Prince William has quizzed recovering addicts about the “big dangers” of legalising drugs.
He did not give a personal opinion but asked three former users about the “massive question” of relaxing current UK laws.
His questions came during a visit to London addiction support charity the Spitalfields Crypt Trust.
The government’s drug strategy published in July indicated the need for more targeted intervention.
Prince William asked the recovering addicts: “Can I ask you a very massive question – it’s a big one – there’s obviously a lot of pressure growing in areas about legalising drugs and things like that. What are your individual opinions on that?
“I know it’s a big question, but you seem like the key people to actually get a very good idea as to, you know, what are the big dangers there – what are the feelings?”
One of them, Jason Malham, 45, a recovering heroin addict originally from Melbourne, said: “Personally, I believe that they should not be made legal.”
However, Heather Blackburn, 49, said she thought legalisation was “a good idea” that would save money.
She said “most of the people I’ve known in recovery… had massive trauma” and did not get the help they needed in prison.
She added that punishment would not help anyone taking drugs and would “even do more harm”.
She discussed with the prince the need to tackle the “root cause” of drug use, especially through the provision of psychiatric care.
Her views were echoed by Grace Gunn, 19, a recovering alcoholic, who told Prince William she is “a true believer people who end up in these places, we’re damaged people”.
“Whether that’s through trauma or our relationship with parents or family or carer, and I think… there has to be money in mental health therapy.
“You can’t have two-year waiting lists for trauma therapy – I’ve been waiting five years,” she added, while insisting that drugs cannot be eliminated from prisons.

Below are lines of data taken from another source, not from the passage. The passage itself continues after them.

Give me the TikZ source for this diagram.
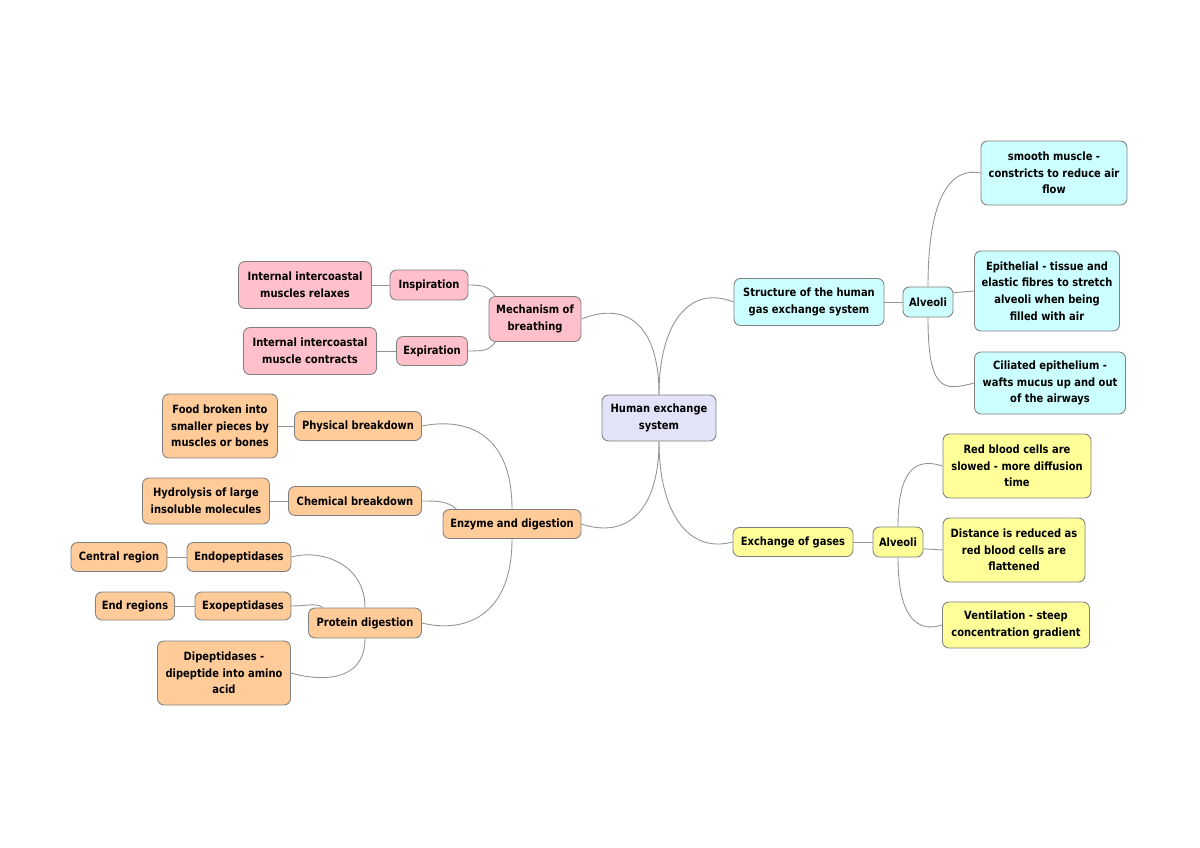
\documentclass[tikz,border=0pt]{standalone}
\usepackage{fontspec}
\setmainfont{DejaVu Sans}[FakeStretch=0.87]
\usepackage{tikz}
\usetikzlibrary{calc}
\definecolor{rootfill}{RGB}{226,226,248}
\definecolor{pinkfill}{RGB}{255,192,203}
\definecolor{cyanfill}{RGB}{204,255,255}
\definecolor{yellowfill}{RGB}{255,255,153}
\definecolor{orangefill}{RGB}{255,204,153}
\definecolor{edgegray}{RGB}{128,128,128}
\tikzset{
	topic/.style={draw=edgegray, line width=0.5pt, rounded corners=0.13cm, align=center, inner sep=1pt,
		font=\fontsize{6.5}{9.5}\selectfont\bfseries},
	sz/.style 2 args={minimum width=#1*0.02cm, minimum height=#2*0.02cm},
	link/.style={draw=edgegray!85, line width=0.5pt}
}

\begin{document}
\begin{tikzpicture}[x=0.02cm, y=-0.02cm]
		%%%%% START %%%%%
		
		\useasboundingbox (0, 0) rectangle (1200, 848);
		
		\node[topic, sz={114}{46}, fill=rootfill] (root) at (659, 418) {Human exchange\\system};
		
		\node[topic, sz={92}{45}, fill=pinkfill] (mech) at (535, 319) {Mechanism of\\breathing};
		\node[topic, sz={78}{30}, fill=pinkfill] (insp) at (429, 285) {Inspiration};
		\node[topic, sz={133}{47}, fill=pinkfill] (relax) at (305, 285) {Internal intercoastal\\muscles relaxes};
		\node[topic, sz={71}{29}, fill=pinkfill] (expi) at (432, 351) {Expiration};
		\node[topic, sz={133}{47}, fill=pinkfill] (contr) at (310, 351) {Internal intercoastal\\muscle contracts};
		
		\node[topic, sz={138}{29}, fill=orangefill] (enzyme) at (512, 524) {Enzyme and digestion};
		\node[topic, sz={127}{29}, fill=orangefill] (phys) at (358, 426) {Physical breakdown};
		\node[topic, sz={115}{64}, fill=orangefill] (food) at (220, 426) {Food broken into\\smaller pieces by\\muscles or bones};
		\node[topic, sz={133}{29}, fill=orangefill] (chem) at (355, 501) {Chemical breakdown};
		\node[topic, sz={127}{46}, fill=orangefill] (hydro) at (206, 501) {Hydrolysis of large\\insoluble molecules};
		\node[topic, sz={113}{30}, fill=orangefill] (prot) at (365, 623) {Protein digestion};
		\node[topic, sz={104}{29}, fill=orangefill] (endo) at (239, 557) {Endopeptidases};
		\node[topic, sz={96}{29}, fill=orangefill] (central) at (119, 557) {Central region};
		\node[topic, sz={96}{28}, fill=orangefill] (exo) at (243, 606) {Exopeptidases};
		\node[topic, sz={79}{28}, fill=orangefill] (endreg) at (135, 606) {End regions};
		\node[topic, sz={133}{64}, fill=orangefill] (dipep) at (224, 673) {Dipeptidases -\\dipeptide into amino\\acid};
		
		\node[topic, sz={150}{47}, fill=cyanfill] (struct) at (809, 302) {Structure of the human\\gas exchange system};
		\node[topic, sz={50}{30}, fill=cyanfill] (alvtop) at (928, 302) {Alveoli};
		\node[topic, sz={146}{64}, fill=cyanfill] (smooth) at (1054, 173) {smooth muscle -\\constricts to reduce air\\flow};
		\node[topic, sz={145}{80}, fill=cyanfill] (epith) at (1047, 291) {Epithelial - tissue and\\elastic fibres to stretch\\alveoli when being\\filled with air};
		\node[topic, sz={151}{62}, fill=cyanfill] (cilia) at (1050, 383) {Ciliated epithelium -\\wafts mucus up and out\\of the airways};
		
		\node[topic, sz={120}{29}, fill=yellowfill] (exch) at (793, 542) {Exchange of gases};
		\node[topic, sz={50}{30}, fill=yellowfill] (alvbot) at (898, 542) {Alveoli};
		\node[topic, sz={148}{64}, fill=yellowfill] (red) at (1017, 466) {Red blood cells are\\slowed - more diffusion\\time};
		\node[topic, sz={142}{64}, fill=yellowfill] (dist) at (1014, 550) {Distance is reduced as\\red blood cells are\\flattened};
		\node[topic, sz={147}{46}, fill=yellowfill] (vent) at (1016, 625) {Ventilation - steep\\concentration gradient};
		
		% root branches
		\draw[link] (root.north) .. controls +(0, -70) and +(45, -18) .. (mech.east);
		\draw[link] (root.north) .. controls +(0, -70) and +(-45, -18) .. (struct.west);
		\draw[link] (root.south) .. controls +(0, 70) and +(45, 15) .. (enzyme.east);
		\draw[link] (root.south) .. controls +(0, 70) and +(-45, 12) .. (exch.west);
		
		% breathing
		\draw[link] (mech.150) .. controls +(-6, -8) and +(18, 0) .. (insp.east);
		\draw[link] (mech.210) .. controls +(-6, 8) and +(18, 0) .. (expi.east);
		\draw[link] (insp.west) -- (relax.east);
		\draw[link] (expi.west) -- (contr.east);
		
		% digestion
		\draw[link] (enzyme.north) .. controls +(0, -80) and +(40, -8) .. (phys.east);
		\draw[link] (enzyme.165) .. controls +(-8, -8) and +(15, 0) .. (chem.east);
		\draw[link] (enzyme.south) .. controls +(0, 80) and +(40, 10) .. (prot.east);
		\draw[link] (phys.west) -- (food.east);
		\draw[link] (chem.west) -- (hydro.east);
		\draw[link] (prot.north) .. controls +(0, -45) and +(28, -8) .. (endo.east);
		\draw[link] (prot.160) .. controls +(-6, -5) and +(15, 0) .. (exo.east);
		\draw[link] (prot.south) .. controls +(0, 45) and +(28, 8) .. (dipep.east);
		\draw[link] (endo.west) -- (central.east);
		\draw[link] (exo.west) -- (endreg.east);
		
		% structure
		\draw[link] (struct.east) -- (alvtop.west);
		\draw[link] (alvtop.north) .. controls +(0, -90) and +(-30, -6) .. (smooth.west);
		\draw[link] (alvtop.20) .. controls +(10, 0) and +(-10, 0) .. (epith.west);
		\draw[link] (alvtop.south) .. controls +(0, 75) and +(-30, 8) .. (cilia.west);
		
		% gases
		\draw[link] (exch.east) -- (alvbot.west);
		\draw[link] (alvbot.north) .. controls +(0, -60) and +(-25, -8) .. (red.west);
		\draw[link] (alvbot.-15) .. controls +(10, 0) and +(-10, 0) .. (dist.west);
		\draw[link] (alvbot.south) .. controls +(0, 60) and +(-25, 8) .. (vent.west);
		
		%%%%% END %%%%%
	\end{tikzpicture}
\end{document}
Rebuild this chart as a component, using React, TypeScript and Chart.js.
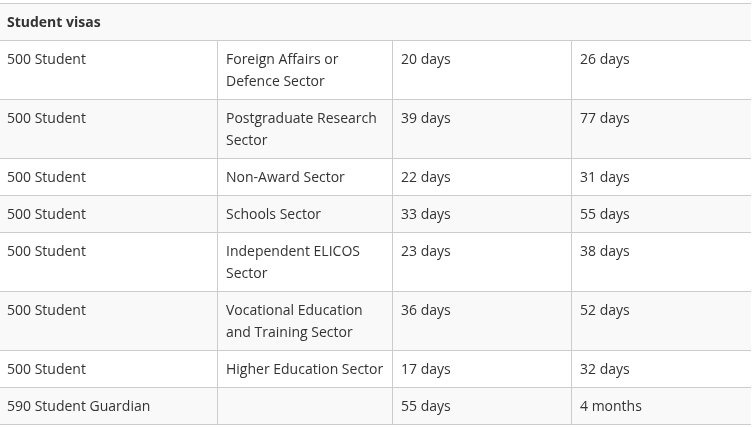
import { useEffect, useRef } from "react";
import { Chart, registerables } from "chart.js";

Chart.register(...registerables);

// ---- data ----
const tableTitle = "Student visas";
const visaSubclasses = [
  "500 Student",
  "500 Student",
  "500 Student",
  "500 Student",
  "500 Student",
  "500 Student",
  "500 Student",
  "590 Student Guardian",
];
const sectors = [
  "Foreign Affairs or Defence Sector",
  "Postgraduate Research Sector",
  "Non-Award Sector",
  "Schools Sector",
  "Independent ELICOS Sector",
  "Vocational Education and Training Sector",
  "Higher Education Sector",
  "",
];
const processing75 = ["20 days", "39 days", "22 days", "33 days", "23 days", "36 days", "17 days", "55 days"];
const processing90 = ["26 days", "77 days", "31 days", "55 days", "38 days", "52 days", "32 days", "4 months"];

// ---- layout / style constants ----
const W = 753;
const H = 427;
const COL_EDGES = [-2, 217, 392, 571, 751];
const TABLE_TOP = 3;
const BASE_ROW = 37;
const LINE_H = 22;
const PAD_X = 9;
const BASELINE = 24;
const FONT = "14px 'Open Sans'";
const FONT_BOLD = "bold 14px 'Open Sans'";
const TEXT = "#333333";
const BORDER = "#cccccc";
const STRIPE = "#f9f9f9";

function wrap(ctx: CanvasRenderingContext2D, text: string, maxW: number): string[] {
  if (!text) return [""];
  const words = text.split(" ");
  const lines: string[] = [];
  let cur = "";
  for (const w of words) {
    const t = cur ? cur + " " + w : w;
    if (cur && ctx.measureText(t).width > maxW) {
      lines.push(cur);
      cur = w;
    } else cur = t;
  }
  lines.push(cur);
  return lines;
}

const tablePlugin = {
  id: "tablePlugin",
  afterDraw(chart: any) {
    const ctx: CanvasRenderingContext2D = chart.ctx;
    const xs = chart.scales.x;
    const ys = chart.scales.y;
    const px = (v: number) => Math.round(xs.getPixelForValue(v));
    const py = (v: number) => Math.round(ys.getPixelForValue(v));
    const left = px(COL_EDGES[0]);
    const right = px(COL_EDGES[COL_EDGES.length - 1]);

    ctx.save();
    ctx.font = FONT;
    const columns = [visaSubclasses, sectors, processing75, processing90];
    const cellLines = visaSubclasses.map((_, r) =>
      columns.map((col, c) => {
        const maxW = COL_EDGES[c + 1] - COL_EDGES[c] - 1 - 16;
        return wrap(ctx, col[r], maxW);
      })
    );

    // row tops
    const tops: number[] = [TABLE_TOP];
    let y = TABLE_TOP + BASE_ROW;
    tops.push(y);
    cellLines.forEach((cells) => {
      const n = Math.max(...cells.map((l) => l.length));
      y += BASE_ROW + LINE_H * (n - 1);
      tops.push(y);
    });

    // backgrounds
    ctx.fillStyle = STRIPE;
    const hy0 = py(tops[0]);
    const hy1 = py(tops[1]);
    ctx.fillRect(left, hy0 + 1, right - left, hy1 - hy0 - 1);
    cellLines.forEach((_, r) => {
      if (r % 2 === 1) {
        const a = py(tops[r + 1]);
        const b = py(tops[r + 2]);
        ctx.fillRect(left, a + 1, right - left, b - a - 1);
      }
    });

    // borders
    ctx.fillStyle = BORDER;
    tops.forEach((t) => ctx.fillRect(left, py(t), right - left, 1));
    for (let c = 1; c < COL_EDGES.length - 1; c++) {
      const x = px(COL_EDGES[c]);
      const a = py(tops[1]);
      const b = py(tops[tops.length - 1]);
      ctx.fillRect(x, a, 1, b - a);
    }

    // text
    ctx.fillStyle = TEXT;
    ctx.textBaseline = "alphabetic";
    ctx.textAlign = "left";
    ctx.font = FONT_BOLD;
    ctx.fillText(tableTitle, px(COL_EDGES[0] + PAD_X), py(tops[0] + BASELINE));
    ctx.font = FONT;
    cellLines.forEach((cells, r) => {
      cells.forEach((lines, c) => {
        lines.forEach((ln, i) => {
          ctx.fillText(ln, px(COL_EDGES[c] + PAD_X), py(tops[r + 1] + BASELINE + i * LINE_H));
        });
      });
    });
    ctx.restore();
  },
};

export default function App() {
  const ref = useRef<HTMLCanvasElement | null>(null);
  useEffect(() => {
    document.body.style.margin = "0";
    document.body.style.background = "#ffffff";
    if (!ref.current) return;
    const chart = new Chart(ref.current, {
      type: "scatter",
      data: { datasets: [{ data: [] }] },
      options: {
        animation: false,
        responsive: false,
        maintainAspectRatio: false,
        layout: { padding: 0 },
        plugins: { legend: { display: false }, tooltip: { enabled: false } },
        scales: {
          x: { type: "linear", min: 0, max: W, display: false },
          y: { type: "linear", min: 0, max: H, reverse: true, display: false },
        },
      },
      plugins: [tablePlugin],
    });
    return () => chart.destroy();
  }, []);
  return (
    <div style={{ position: "fixed", left: 0, top: 0, width: W, height: H, background: "#fff" }}>
      <canvas ref={ref} width={W} height={H} style={{ width: W, height: H, display: "block" }} />
    </div>
  );
}
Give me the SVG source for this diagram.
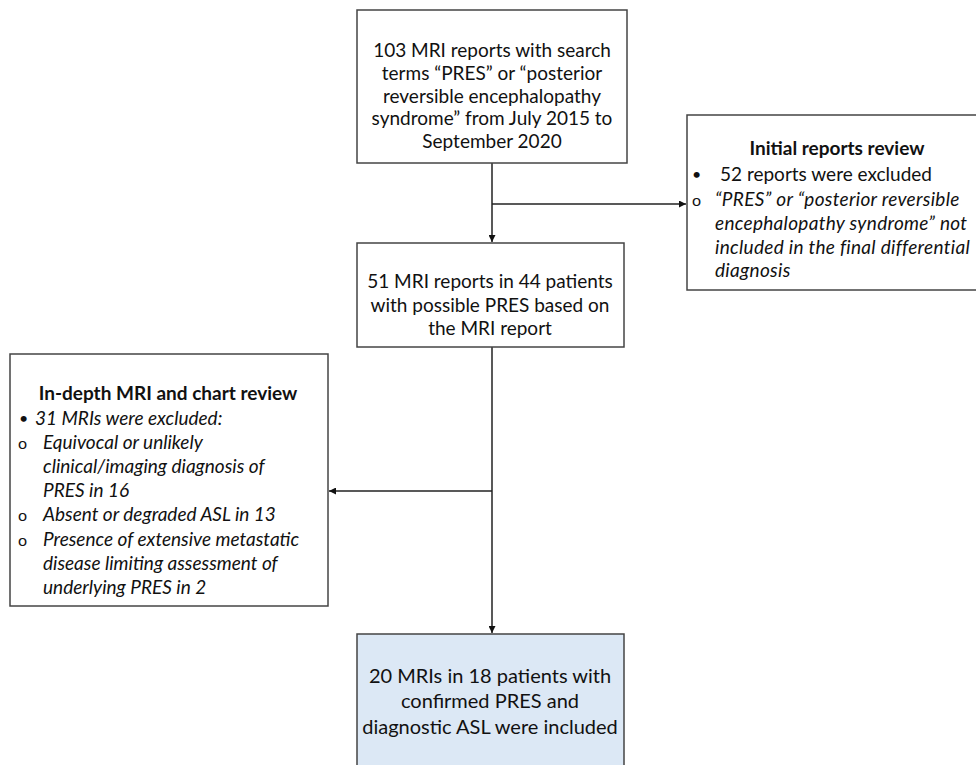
<svg xmlns="http://www.w3.org/2000/svg" width="976" height="765" viewBox="0 0 976 765">
<style>
.box{fill:#fff;stroke:#444;stroke-width:1.5}
.blue{fill:#dce8f5;stroke:#444;stroke-width:1.5}
text{font-family:Lato,"Open Sans","Liberation Sans",sans-serif;font-size:19px;fill:#111}
.c{text-anchor:middle}
.b{font-weight:bold}
.i{font-style:italic}
.o{font-size:16px}
.d{font-size:16px}
.conn{stroke:#222;stroke-width:1.5;fill:none}
</style>
<defs>
<marker id="ah" viewBox="0 0 10 10" refX="10" refY="5" markerWidth="7" markerHeight="7" markerUnits="userSpaceOnUse" orient="auto">
<path d="M0,0 L10,5 L0,10 z" fill="#111"/>
</marker>
</defs>
<rect width="976" height="765" fill="#fff"/>
<g id="connectors">
<line class="conn" x1="492" y1="163" x2="492" y2="242" marker-end="url(#ah)"/>
<line class="conn" x1="492" y1="204" x2="686" y2="204" marker-end="url(#ah)"/>
<line class="conn" x1="492" y1="347" x2="492" y2="633" marker-end="url(#ah)"/>
<line class="conn" x1="492" y1="491" x2="329" y2="491" marker-end="url(#ah)"/>
</g>
<g id="n1">
<rect class="box" x="357" y="10" width="270" height="153"/>
<text class="c" x="492" y="57">103 MRI reports with search</text>
<text class="c" x="492" y="80">terms “PRES” or “posterior</text>
<text class="c" x="492" y="103">reversible encephalopathy</text>
<text class="c" x="492" y="125">syndrome” from July 2015 to</text>
<text class="c" x="492" y="148">September 2020</text>
</g>
<g id="n2">
<rect class="box" x="687" y="115" width="300" height="175"/>
<text class="c b" x="837" y="155">Initial reports review</text>
<text class="d" x="692" y="180">•</text>
<text x="720" y="181">52 reports were excluded</text>
<text class="o" x="692" y="206">o</text>
<text class="i" x="715" y="206" style="letter-spacing:0.3px">“PRES” or “posterior reversible</text>
<text class="i" x="715" y="230" style="letter-spacing:0.3px">encephalopathy syndrome” not</text>
<text class="i" x="715" y="254" style="letter-spacing:0.3px">included in the final differential</text>
<text class="i" x="715" y="277" style="letter-spacing:0.3px">diagnosis</text>
</g>
<g id="n3">
<rect class="box" x="357" y="243" width="267" height="104"/>
<text class="c" x="490" y="288">51 MRI reports in 44 patients</text>
<text class="c" x="490" y="312">with possible PRES based on</text>
<text class="c" x="490" y="335">the MRI report</text>
</g>
<g id="n4">
<rect class="box" x="10" y="354" width="318" height="252"/>
<text class="c b" x="168" y="400">In-depth MRI and chart review</text>
<text class="d" x="19" y="424">•</text>
<text class="i" x="35" y="425">31 MRIs were excluded:</text>
<text class="o" x="18" y="449">o</text>
<text class="i" x="43" y="449">Equivocal or unlikely</text>
<text class="i" x="43" y="473">clinical/imaging diagnosis of</text>
<text class="i" x="43" y="497">PRES in 16</text>
<text class="o" x="18" y="521">o</text>
<text class="i" x="43" y="521">Absent or degraded ASL in 13</text>
<text class="o" x="18" y="546">o</text>
<text class="i" x="43" y="546">Presence of extensive metastatic</text>
<text class="i" x="43" y="570">disease limiting assessment of</text>
<text class="i" x="43" y="594">underlying PRES in 2</text>
</g>
<g id="n5">
<rect class="blue" x="357" y="634" width="267" height="140"/>
<text class="c" x="490" y="683" style="font-size:20px">20 MRIs in 18 patients with</text>
<text class="c" x="490" y="708" style="font-size:20px">confirmed PRES and</text>
<text class="c" x="490" y="734" style="font-size:20px">diagnostic ASL were included</text>
</g>
</svg>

Ms Gunn is training to be a midwife and, in one of the trip’s lighter moments, Prince William joked that the upcoming birth of his third child meant she might see him again sooner than she thought.
Prince William described his visit to the addiction charity as “a very useful little snapshot.
“You guys have seen it and it’s affected your lives in ways I can only imagine, so it’s very interesting to hear that from you.
“Talking to you and being here, it feels like a question I had to ask, I appreciate your honesty.”